But I notice, sometimes, that open mics can bring out my "shadow" side. (Something to do with the lighting in those venues?)
Carl Jung first conceived of the idea of the shadow: the part of yourself you hide from the rest of the world--and even yourself. The shameful stuff we don't like to see.
When we start noticing our shadow, we can start working with it more consciously. That self-awareness is bound to help our songs.
Many features of open mics can challenge the ego and bring the shadow "into the light", so to speak. Here are a few:
- Do we feel superior to this singer or inferior to that one? Compassionately noticing our competitiveness can help us develop humility and self-confidence.
- Are we impatient, waiting for our turn to play? When we notice this, we can practice being grateful for the present moment.
- No time to warm up or adjust the sound system? People talking over your set? A golden opportunity for intolerant perfectionists.
- Your performance isn't as good as hoped? Are you beating yourself up?

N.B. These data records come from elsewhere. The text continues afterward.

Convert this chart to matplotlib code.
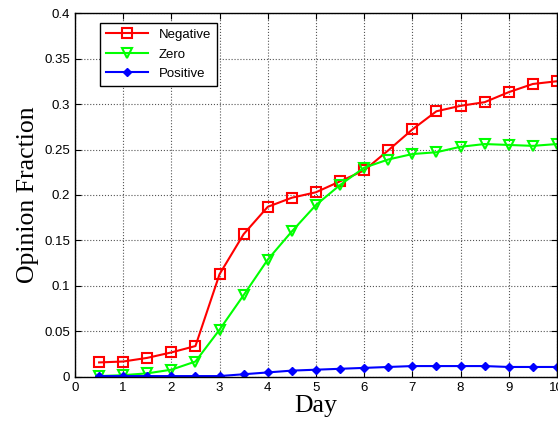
import numpy as np
import matplotlib
matplotlib.use("Agg")
import matplotlib.pyplot as plt

days = [0.5, 1, 1.5, 2, 2.5, 3, 3.5, 4, 4.5, 5, 5.5, 6, 6.5, 7, 7.5, 8, 8.5, 9, 9.5, 10]
negative = [0.016, 0.017, 0.021, 0.027, 0.034, 0.113, 0.157, 0.187, 0.197, 0.203,
            0.215, 0.227, 0.249, 0.272, 0.292, 0.298, 0.302, 0.313, 0.322, 0.325]
zero = [0.001, 0.002, 0.004, 0.008, 0.017, 0.052, 0.090, 0.129, 0.160, 0.189,
        0.211, 0.230, 0.239, 0.245, 0.247, 0.253, 0.256, 0.255, 0.254, 0.256]
positive = [0.001, 0.001, 0.001, 0.001, 0.001, 0.001, 0.003, 0.005, 0.007, 0.008,
            0.009, 0.010, 0.011, 0.012, 0.012, 0.012, 0.012, 0.011, 0.011, 0.011]

plt.rcParams['font.family'] = ['Liberation Sans', 'DejaVu Sans']

fig = plt.figure(figsize=(5.58, 4.28), dpi=100)
ax = fig.add_axes([0.1344, 0.1192, 0.8636, 0.8504])

ax.plot(days, negative, color='red', lw=1.5, marker='s', ms=7, mfc='none',
        mec='red', mew=1.5, label='Negative')
ax.plot(days, zero, color='#00ff00', lw=1.5, marker='v', ms=7.5, mfc='none',
        mec='#00ff00', mew=1.5, label='Zero')
ax.plot(days, positive, color='blue', lw=1.5, marker='D', ms=4,
        mfc='blue', mec='blue', label='Positive')

ax.set_xlim(0, 10)
ax.set_ylim(0, 0.4)
ax.set_xticks(np.arange(0, 11, 1))
ax.set_yticks(np.arange(0, 0.401, 0.05))
ax.set_yticklabels(['0', '0.05', '0.1', '0.15', '0.2', '0.25', '0.3', '0.35', '0.4'])
ax.tick_params(direction='in', top=True, right=True, labelsize=9.5, length=4)
ax.grid(True, color='#555555', linestyle=':', linewidth=0.8)
for s in ax.spines.values():
    s.set_linewidth(1.0)

ax.set_xlabel('Day', family='Liberation Serif', fontsize=18.5, labelpad=1)
ax.set_ylabel('Opinion Fraction', family='Liberation Serif', fontsize=18.5, labelpad=4)

leg = ax.legend(loc='upper left', bbox_to_anchor=(0.052, 0.973), fontsize=9.5,
                fancybox=False, edgecolor='black', framealpha=1, borderaxespad=0,
                handlelength=3.2, borderpad=0.45, labelspacing=0.55)
leg.get_frame().set_linewidth(1.0)

fig.savefig('out.png', dpi=100)
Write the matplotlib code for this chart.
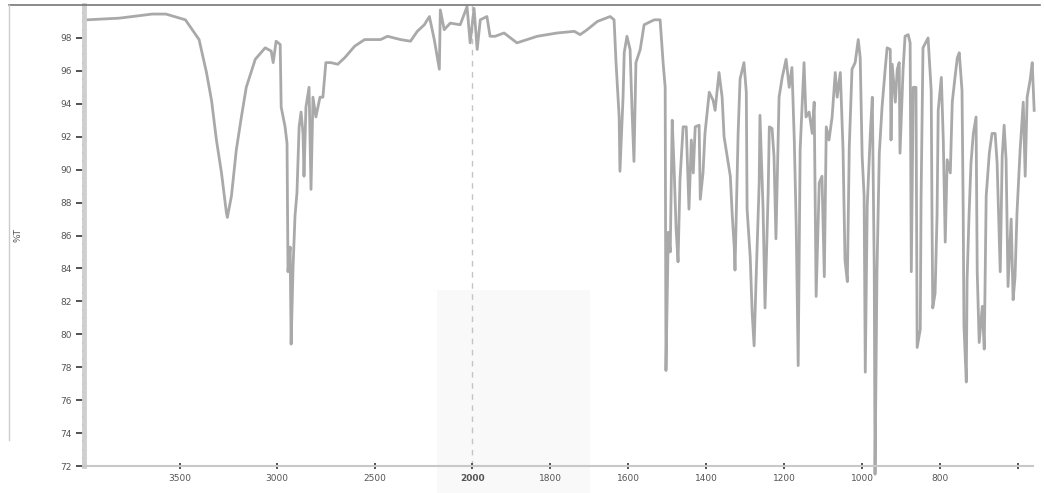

Notice that...and practice being kind to yourself.
The funny thing is, those shadowy aspects of ourselves may be exactly the thing we hope not to show from the stage.
But even if (maybe especially if) our songs are all about peace and love, we've got to wrestle in the dark with the shadow (anxiety, intolerance).
Only by opening up to every part of our experience--both the light and the dark--will we truly grow.